Indiana Governor Is Latest US Official to Visit Taiwan Amid China Tensions

By Reuters
August 21, 2022 Updated: August 22, 2022

TAIPEI—The governor of Indiana arrived in Taipei on Aug. 21, becoming the latest official from the United States to visit Taiwan and defying pressure from the Chinese regime not to allow such trips.

Gov. Eric Holcomb wrote on Twitter that he would also be visiting South Korea, while Taiwan’s presidential office said he would meet with President Tsai Ing-wen on Aug. 22.

“I’m energized to spend this week building new relationships, reinforcing longtime ones, and strengthening key sector partnerships with Taiwan and South Korea,” Holcomb wrote on Twitter.

He termed his visit to Taiwan and South Korea an “economic development trip,” saying he was the first U.S. governor to come to Taiwan since the COVID-19 pandemic began more than two years ago

The Chinese communist regime, which claims democratically governed Taiwan as its territory over the Taipei government’s strong objections, has been carrying out war games and drills near Taiwan since U.S. House Speaker Nancy Pelosi led a group of Congress members on a two-day visit to the island nation earlier this month. Last week, a second group of U.S. lawmakers visited Taiwan.

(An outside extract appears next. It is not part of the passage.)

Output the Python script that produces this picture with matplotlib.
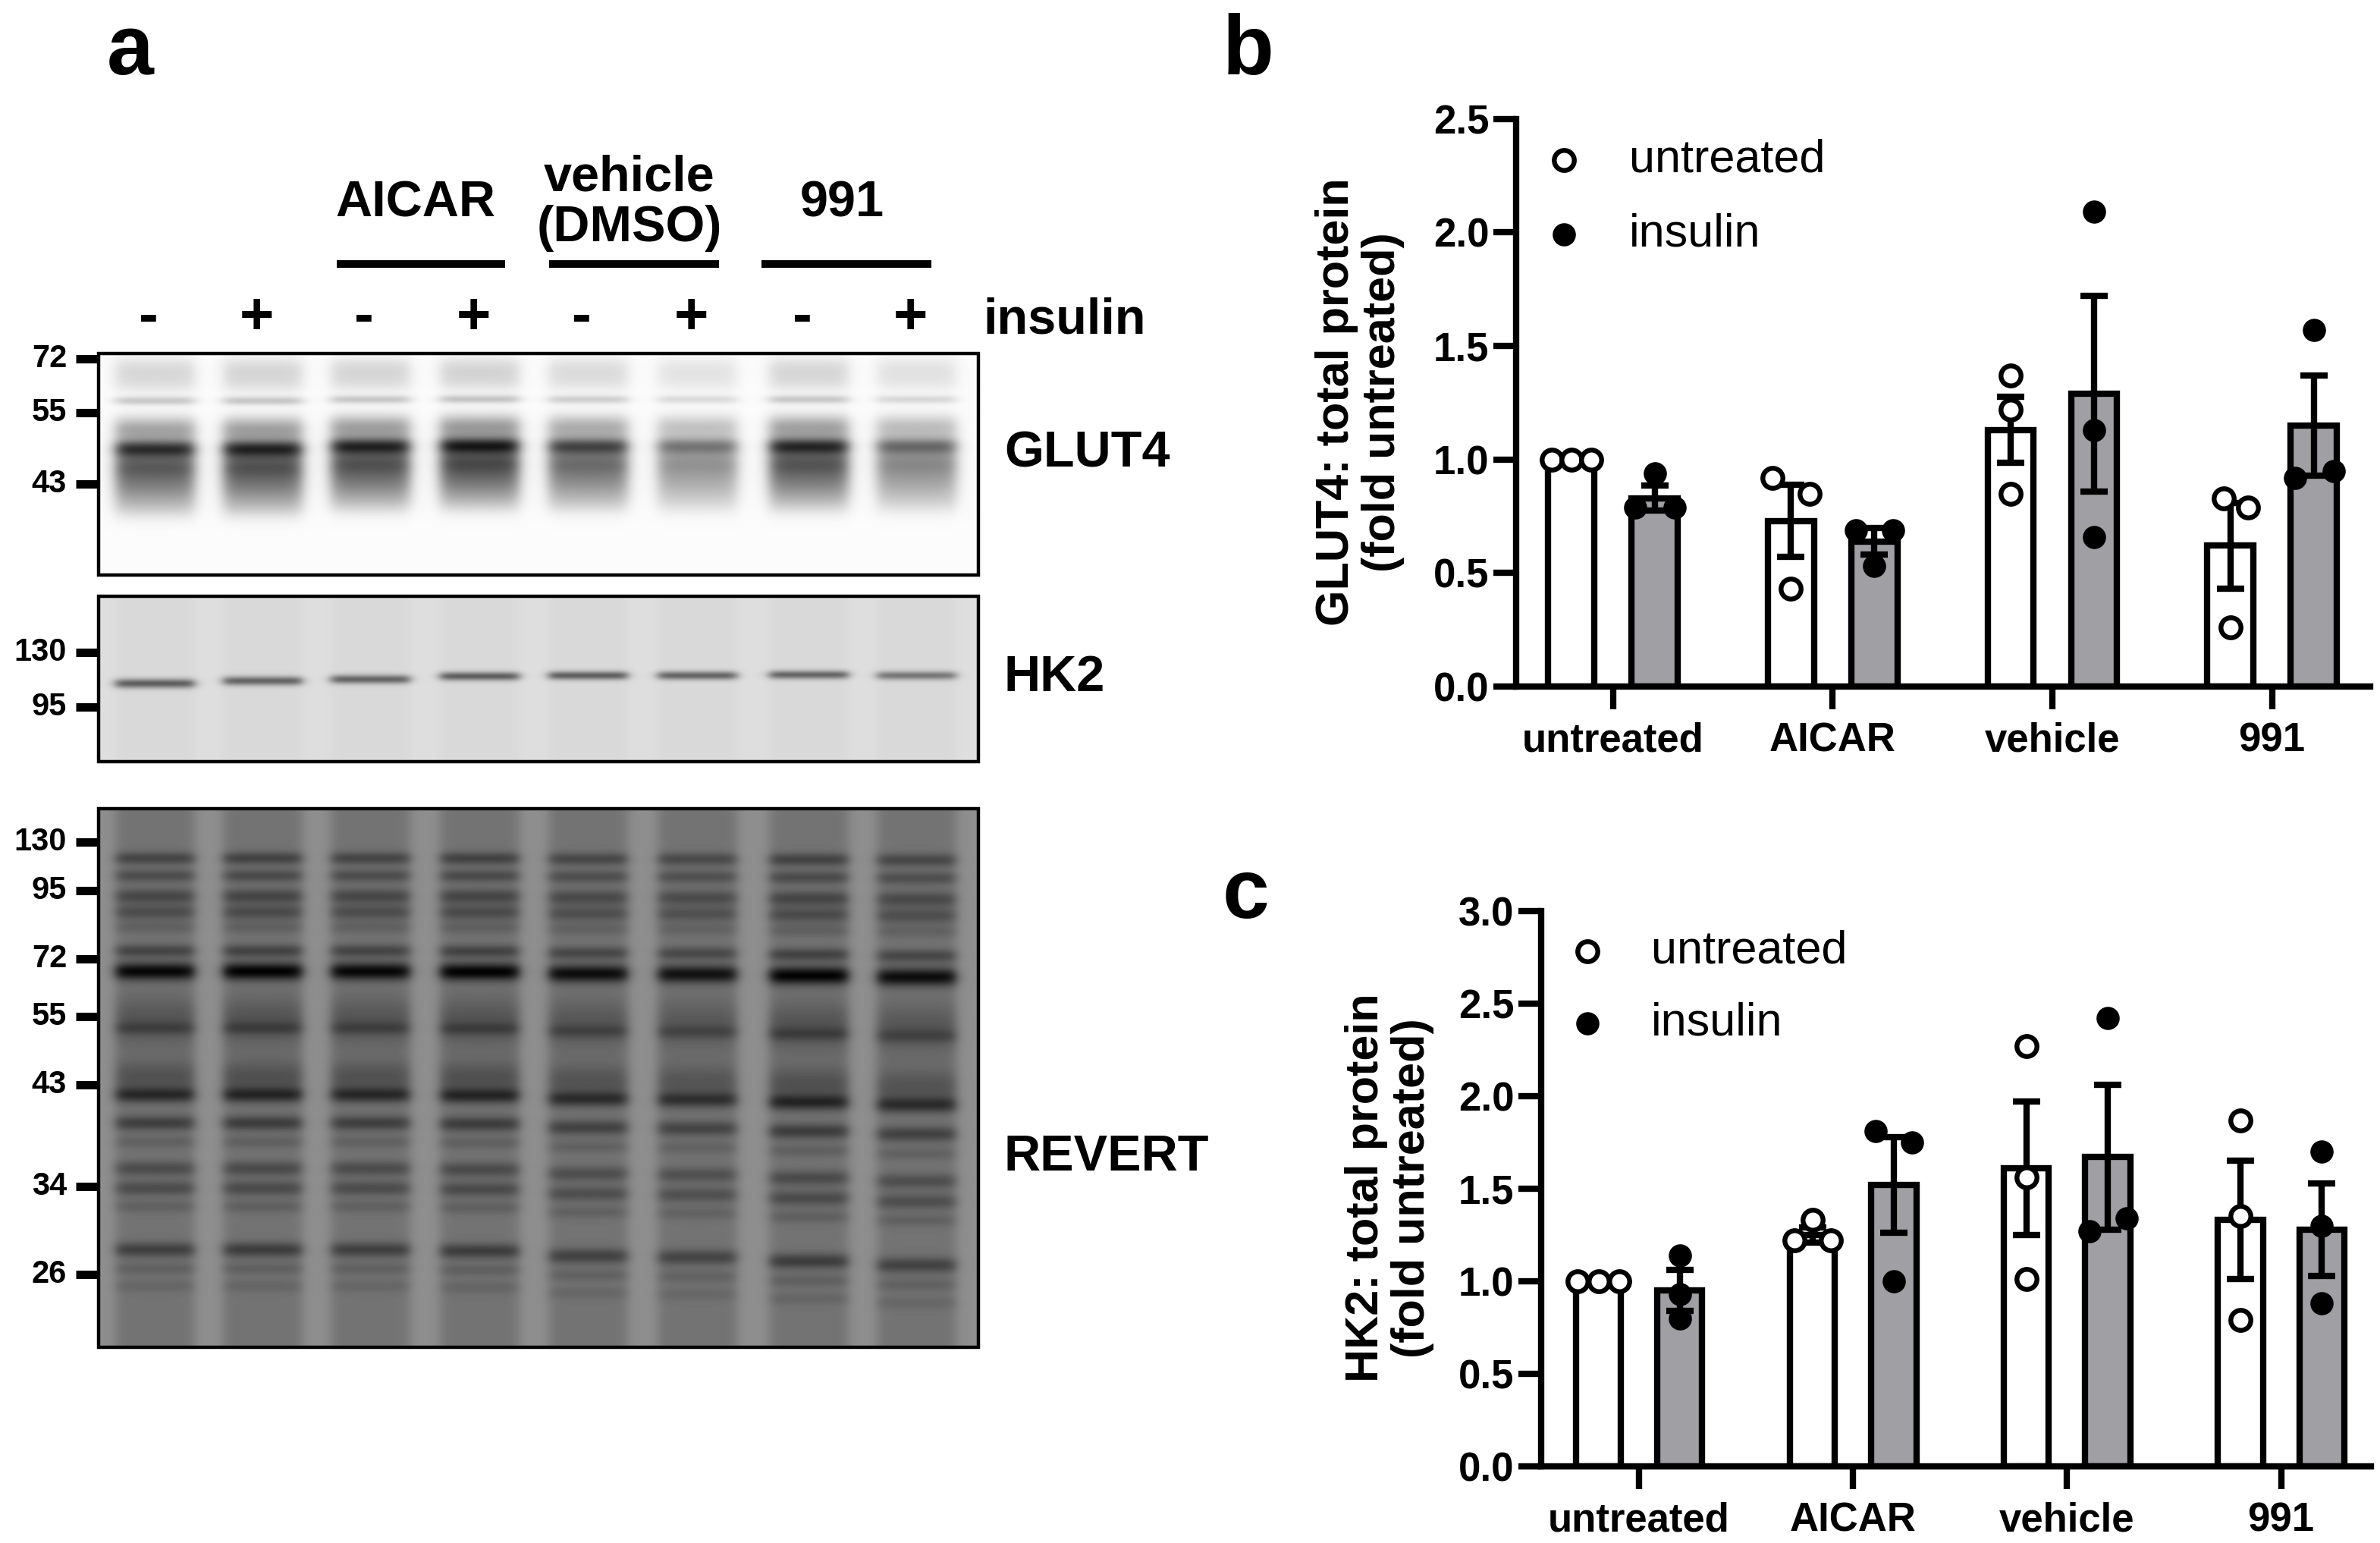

There was no immediate response from the Chinese regime to his arrival.

“Our delegation will spend this week meeting with government officials, business leaders, and academic institutions to further strengthen Indiana’s economic, academic and cultural connections with Taiwan and South Korea,” Holcomb wrote in a tweet.

Taiwan’s Foreign Ministry said he also would meet with representatives from Taiwanese semiconductor companies, although it gave no details, and would sign various trade and technology memorandums of understanding.

Taiwan is home to the world’s largest contract chip maker, Taiwan Semiconductor Manufacturing Co. Ltd. (TSMC), which is building a $12 billion plant in Arizona.

The Chinese regime says Taiwan is the most important and sensitive issue in its relations with Washington, and that it considers anything to do with the island an internal issue.

Taiwan’s government says that since the People’s Republic of China (PRC) has never ruled the island, it has no right to claim it, and only Taiwan’s 23 million people can decide their future.

China’s military drills have been continuing around Taiwan, although on a smaller scale than the war games conducted immediately after the trip by Pelosi, who is the highest-level U.S. official to visit in decades.